Professional workflow tips for highly accurate results
- Measure each side at least twice and average the values.
- Keep 4-6 decimal precision until final reporting.
- Validate with a second method, such as checking both arctan and Pythagorean consistency.
- Confirm that Angle A + Angle B = 90 degrees exactly within rounding tolerance.
- If your work is safety-critical, document tolerance limits and instrument calibration.
Angle, slope, and grade conversion insight
In many technical fields, angles are not entered directly. Instead, teams use grade percentage or rise-run ratio. Conversions are easy:
- Grade (%) = tan(angle) × 100
- Angle = arctan(grade / 100)
- Slope ratio 1:n gives angle = arctan(1 / n)
This is why right triangle angle calculation is so foundational. If you understand inverse trig, you can move between design drawings, field notes, GIS datasets, and engineering specifications without ambiguity.

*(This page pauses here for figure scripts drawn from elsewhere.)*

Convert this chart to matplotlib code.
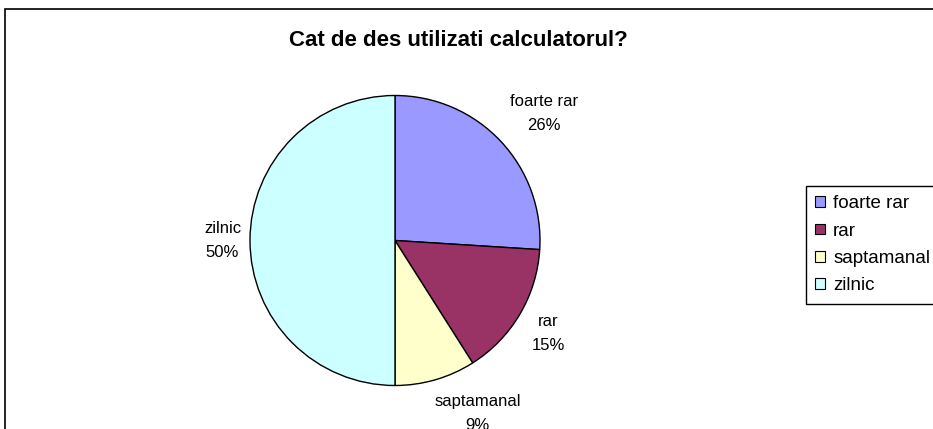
import matplotlib.pyplot as plt
import matplotlib.patches as mpatches
import numpy as np

plt.rcParams['font.family'] = ['Liberation Sans', 'DejaVu Sans']

categories = ["foarte rar", "rar", "saptamanal", "zilnic"]
values = [26, 15, 9, 50]
colors = ["#9999FF", "#993366", "#FFFFCC", "#CCFFFF"]
title = "Cat de des utilizati calculatorul?"

W, H = 933, 429
fig = plt.figure(figsize=(W / 100, H / 100), dpi=100)

# chart frame (runs off the right and bottom like the screenshot)
frame = mpatches.Rectangle((5 / W, -0.1), 1.2, 1 - 9 / H + 0.1,
                           transform=fig.transFigure, fill=False,
                           edgecolor="black", linewidth=1.2)
fig.patches.append(frame)

fig.text(458 / W, 1 - 40 / H, title, ha="center", va="center",
         fontsize=16, fontweight="bold")

# pie axes: centre ~ (395, 240), radius ~145 px
cx, cy, r = 395, 240.5, 145
ax = fig.add_axes([(cx - r) / W, (H - cy - r) / H, 2 * r / W, 2 * r / H])
wedges, _ = ax.pie(values, colors=colors, startangle=90, counterclock=False,
                   wedgeprops=dict(edgecolor="black", linewidth=1))
ax.set_xlim(-1, 1)
ax.set_ylim(-1, 1)
ax.set_aspect("equal")
for w in wedges:
    w.set_clip_on(False)

total = sum(values)
# distance from centre (in radii) and nudge in pixels, like Excel places them
label_dist = [1.35, 1.23, 1.30, 1.19]
label_nudge = [(6, -7), (0, -2), (30, 8), (0, 0)]
for w, name, v, d, nd in zip(wedges, categories, values, label_dist, label_nudge):
    ang = np.deg2rad((w.theta1 + w.theta2) / 2)
    ax.annotate(f"{name}\n{round(100 * v / total)}%",
                xy=(d * np.cos(ang), d * np.sin(ang)),
                xytext=nd, textcoords="offset pixels",
                ha="center", va="center", fontsize=12, linespacing=1.75,
                annotation_clip=False)

handles = [mpatches.Patch(facecolor=c, edgecolor="black", linewidth=0.8)
           for c in colors]
fig.legend(handles, categories, loc="upper left",
           bbox_to_anchor=(806 / W, 1 - 186 / H), fontsize=13.5,
           frameon=True, fancybox=False, edgecolor="black", framealpha=1,
           handlelength=0.5, handleheight=0.5, handletextpad=0.45,
           labelspacing=0.55, borderpad=0.5, borderaxespad=0)

fig.savefig("out.png", dpi=100)
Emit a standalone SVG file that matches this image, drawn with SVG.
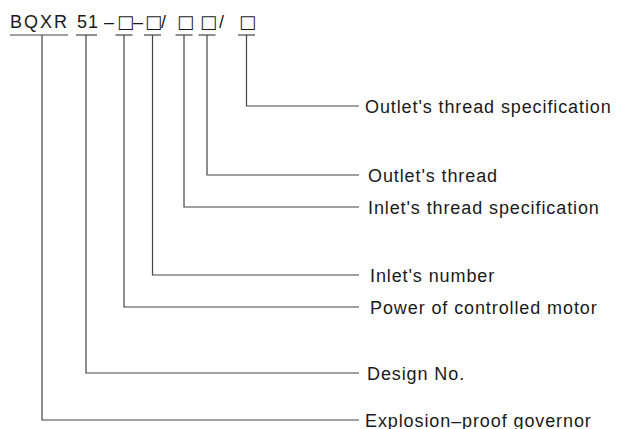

Authoritative references and standards
For verified regulations and technical guidance, review:
U.S. Access Board (ADA ramp slope guidance) – .gov
Federal Aviation Administration AIM (approach slope context) – .gov
OSHA ladder safety standard 1926.1053 – .gov
Final takeaway
To calculate angles of a right angled triangle efficiently, first identify which two sides are known, then choose the matching inverse trig function: arctan, arcsin, or arccos. Always validate triangle feasibility, keep unit consistency, and perform a sum check for the two acute angles. With these habits, you can solve geometry tasks quickly and reliably across education, field measurement, and professional engineering environments.